What you will do: For this exercise, return only the lines from the line containing "Recreate this image" through the line containing "51.6, 56.6, 62.0];", both ends included, exactly as they are.

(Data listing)
------------------------------------------------------------

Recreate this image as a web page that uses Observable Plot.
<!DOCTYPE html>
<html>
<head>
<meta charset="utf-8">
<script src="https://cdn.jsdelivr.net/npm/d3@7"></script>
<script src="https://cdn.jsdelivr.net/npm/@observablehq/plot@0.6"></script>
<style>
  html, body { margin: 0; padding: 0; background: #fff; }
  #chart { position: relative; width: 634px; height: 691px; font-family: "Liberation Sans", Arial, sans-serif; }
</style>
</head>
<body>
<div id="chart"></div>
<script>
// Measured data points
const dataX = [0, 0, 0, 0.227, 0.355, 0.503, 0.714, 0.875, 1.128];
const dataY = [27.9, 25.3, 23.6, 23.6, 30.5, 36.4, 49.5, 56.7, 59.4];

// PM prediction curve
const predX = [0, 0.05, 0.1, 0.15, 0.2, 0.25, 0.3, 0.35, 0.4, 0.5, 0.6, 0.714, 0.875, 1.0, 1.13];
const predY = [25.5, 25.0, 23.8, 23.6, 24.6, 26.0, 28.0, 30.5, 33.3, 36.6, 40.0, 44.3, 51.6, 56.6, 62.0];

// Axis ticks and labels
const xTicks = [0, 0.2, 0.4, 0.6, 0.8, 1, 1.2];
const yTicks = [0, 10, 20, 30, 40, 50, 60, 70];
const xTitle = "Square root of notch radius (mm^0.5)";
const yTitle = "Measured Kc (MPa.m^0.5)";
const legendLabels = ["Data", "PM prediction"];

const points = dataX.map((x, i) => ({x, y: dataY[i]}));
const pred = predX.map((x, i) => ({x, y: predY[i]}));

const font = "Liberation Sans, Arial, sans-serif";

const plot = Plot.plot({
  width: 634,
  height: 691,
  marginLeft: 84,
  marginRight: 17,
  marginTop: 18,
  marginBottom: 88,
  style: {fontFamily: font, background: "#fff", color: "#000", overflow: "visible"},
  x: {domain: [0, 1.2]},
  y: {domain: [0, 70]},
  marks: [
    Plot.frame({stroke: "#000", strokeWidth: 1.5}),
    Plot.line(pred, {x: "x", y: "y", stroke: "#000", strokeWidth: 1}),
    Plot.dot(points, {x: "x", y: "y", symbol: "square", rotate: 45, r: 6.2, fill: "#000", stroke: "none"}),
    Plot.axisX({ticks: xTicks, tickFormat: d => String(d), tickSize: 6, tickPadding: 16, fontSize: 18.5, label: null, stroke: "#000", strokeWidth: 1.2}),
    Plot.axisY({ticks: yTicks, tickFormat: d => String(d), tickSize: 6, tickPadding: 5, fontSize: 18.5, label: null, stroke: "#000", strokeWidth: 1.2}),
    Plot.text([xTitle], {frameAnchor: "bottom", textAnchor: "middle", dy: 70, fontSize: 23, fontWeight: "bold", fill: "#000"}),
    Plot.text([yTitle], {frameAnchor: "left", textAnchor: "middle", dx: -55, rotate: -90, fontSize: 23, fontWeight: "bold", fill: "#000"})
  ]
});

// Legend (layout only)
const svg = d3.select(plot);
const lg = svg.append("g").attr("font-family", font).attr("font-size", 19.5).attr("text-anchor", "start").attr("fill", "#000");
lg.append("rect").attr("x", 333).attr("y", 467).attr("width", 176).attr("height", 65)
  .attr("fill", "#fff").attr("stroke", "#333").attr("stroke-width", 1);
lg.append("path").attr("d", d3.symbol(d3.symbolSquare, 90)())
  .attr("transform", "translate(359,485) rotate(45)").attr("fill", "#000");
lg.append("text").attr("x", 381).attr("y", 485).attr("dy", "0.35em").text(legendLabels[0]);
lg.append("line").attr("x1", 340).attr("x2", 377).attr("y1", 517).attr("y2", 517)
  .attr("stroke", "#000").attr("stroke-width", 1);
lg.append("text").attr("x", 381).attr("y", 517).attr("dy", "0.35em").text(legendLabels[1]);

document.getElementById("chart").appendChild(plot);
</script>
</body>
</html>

------------------------------------------------------------

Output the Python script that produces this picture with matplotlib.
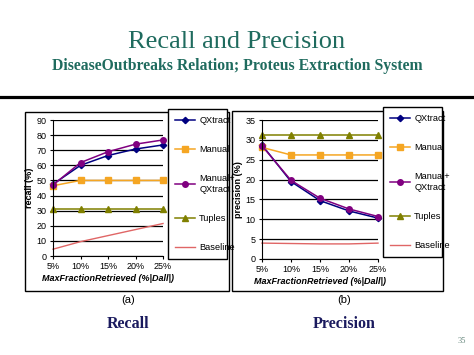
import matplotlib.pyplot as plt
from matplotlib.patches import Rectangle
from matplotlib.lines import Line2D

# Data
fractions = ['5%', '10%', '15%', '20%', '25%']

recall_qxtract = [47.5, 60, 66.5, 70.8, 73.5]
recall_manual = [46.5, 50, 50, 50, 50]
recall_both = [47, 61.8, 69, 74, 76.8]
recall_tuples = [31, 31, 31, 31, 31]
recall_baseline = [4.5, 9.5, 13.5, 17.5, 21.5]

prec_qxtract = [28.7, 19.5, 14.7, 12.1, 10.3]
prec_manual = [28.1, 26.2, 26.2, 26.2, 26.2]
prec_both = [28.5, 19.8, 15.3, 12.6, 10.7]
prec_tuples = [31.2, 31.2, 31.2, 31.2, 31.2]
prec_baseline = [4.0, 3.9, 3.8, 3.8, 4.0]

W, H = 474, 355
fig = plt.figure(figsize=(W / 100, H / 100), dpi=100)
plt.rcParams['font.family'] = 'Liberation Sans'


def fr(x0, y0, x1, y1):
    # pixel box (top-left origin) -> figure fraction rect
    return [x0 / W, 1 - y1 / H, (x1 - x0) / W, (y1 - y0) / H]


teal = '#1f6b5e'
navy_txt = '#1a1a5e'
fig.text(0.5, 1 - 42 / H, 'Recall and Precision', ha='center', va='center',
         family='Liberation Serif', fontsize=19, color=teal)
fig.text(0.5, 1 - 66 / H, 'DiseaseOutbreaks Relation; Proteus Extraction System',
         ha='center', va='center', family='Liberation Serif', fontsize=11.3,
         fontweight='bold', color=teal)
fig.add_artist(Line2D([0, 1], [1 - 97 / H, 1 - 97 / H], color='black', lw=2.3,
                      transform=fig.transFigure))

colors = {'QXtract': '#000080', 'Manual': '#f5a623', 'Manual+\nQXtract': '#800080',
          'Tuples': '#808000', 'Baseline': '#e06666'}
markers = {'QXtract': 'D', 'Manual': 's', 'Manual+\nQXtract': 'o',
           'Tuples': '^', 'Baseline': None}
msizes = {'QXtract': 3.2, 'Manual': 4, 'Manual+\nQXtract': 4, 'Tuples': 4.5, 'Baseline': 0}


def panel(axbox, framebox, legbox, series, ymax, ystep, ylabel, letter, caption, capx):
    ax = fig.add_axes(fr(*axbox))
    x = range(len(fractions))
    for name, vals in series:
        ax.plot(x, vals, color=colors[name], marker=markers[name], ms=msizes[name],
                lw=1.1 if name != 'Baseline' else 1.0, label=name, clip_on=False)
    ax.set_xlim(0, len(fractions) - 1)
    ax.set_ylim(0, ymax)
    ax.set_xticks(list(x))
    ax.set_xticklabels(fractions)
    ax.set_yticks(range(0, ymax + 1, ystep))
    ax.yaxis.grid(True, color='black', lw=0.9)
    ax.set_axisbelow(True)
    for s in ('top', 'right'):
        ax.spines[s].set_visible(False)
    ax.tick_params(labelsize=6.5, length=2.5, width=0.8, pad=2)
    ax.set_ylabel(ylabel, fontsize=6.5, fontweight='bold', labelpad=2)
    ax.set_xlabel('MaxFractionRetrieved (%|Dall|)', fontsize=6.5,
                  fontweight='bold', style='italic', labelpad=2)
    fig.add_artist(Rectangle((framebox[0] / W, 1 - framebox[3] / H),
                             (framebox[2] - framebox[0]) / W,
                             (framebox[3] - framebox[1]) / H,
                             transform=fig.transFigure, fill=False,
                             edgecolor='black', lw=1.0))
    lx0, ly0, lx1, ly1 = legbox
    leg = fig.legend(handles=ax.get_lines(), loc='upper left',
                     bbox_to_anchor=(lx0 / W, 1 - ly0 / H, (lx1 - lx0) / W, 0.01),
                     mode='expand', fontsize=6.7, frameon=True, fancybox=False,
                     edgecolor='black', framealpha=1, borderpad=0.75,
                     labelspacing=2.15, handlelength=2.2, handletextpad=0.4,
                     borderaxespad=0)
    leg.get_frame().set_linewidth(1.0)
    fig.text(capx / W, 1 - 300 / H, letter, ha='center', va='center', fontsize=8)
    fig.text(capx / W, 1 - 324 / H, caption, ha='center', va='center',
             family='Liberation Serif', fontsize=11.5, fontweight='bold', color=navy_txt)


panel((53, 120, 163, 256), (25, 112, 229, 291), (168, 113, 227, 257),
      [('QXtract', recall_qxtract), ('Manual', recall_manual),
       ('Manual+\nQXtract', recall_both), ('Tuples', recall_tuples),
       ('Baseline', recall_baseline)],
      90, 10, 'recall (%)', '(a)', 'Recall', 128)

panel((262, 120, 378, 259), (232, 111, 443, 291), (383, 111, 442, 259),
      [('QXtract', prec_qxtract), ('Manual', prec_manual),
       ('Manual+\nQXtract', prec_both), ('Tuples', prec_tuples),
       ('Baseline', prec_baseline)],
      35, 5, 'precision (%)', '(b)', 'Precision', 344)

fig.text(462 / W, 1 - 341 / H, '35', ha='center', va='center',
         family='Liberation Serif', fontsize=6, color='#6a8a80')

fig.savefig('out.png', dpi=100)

------------------------------------------------------------

Exercise response:
Recreate this image as a web page that uses Observable Plot.
<!DOCTYPE html>
<html>
<head>
<meta charset="utf-8">
<script src="https://cdn.jsdelivr.net/npm/d3@7"></script>
<script src="https://cdn.jsdelivr.net/npm/@observablehq/plot@0.6"></script>
<style>
  html, body { margin: 0; padding: 0; background: #fff; }
  #chart { position: relative; width: 634px; height: 691px; font-family: "Liberation Sans", Arial, sans-serif; }
</style>
</head>
<body>
<div id="chart"></div>
<script>
// Measured data points
const dataX = [0, 0, 0, 0.227, 0.355, 0.503, 0.714, 0.875, 1.128];
const dataY = [27.9, 25.3, 23.6, 23.6, 30.5, 36.4, 49.5, 56.7, 59.4];

// PM prediction curve
const predX = [0, 0.05, 0.1, 0.15, 0.2, 0.25, 0.3, 0.35, 0.4, 0.5, 0.6, 0.714, 0.875, 1.0, 1.13];
const predY = [25.5, 25.0, 23.8, 23.6, 24.6, 26.0, 28.0, 30.5, 33.3, 36.6, 40.0, 44.3, 51.6, 56.6, 62.0];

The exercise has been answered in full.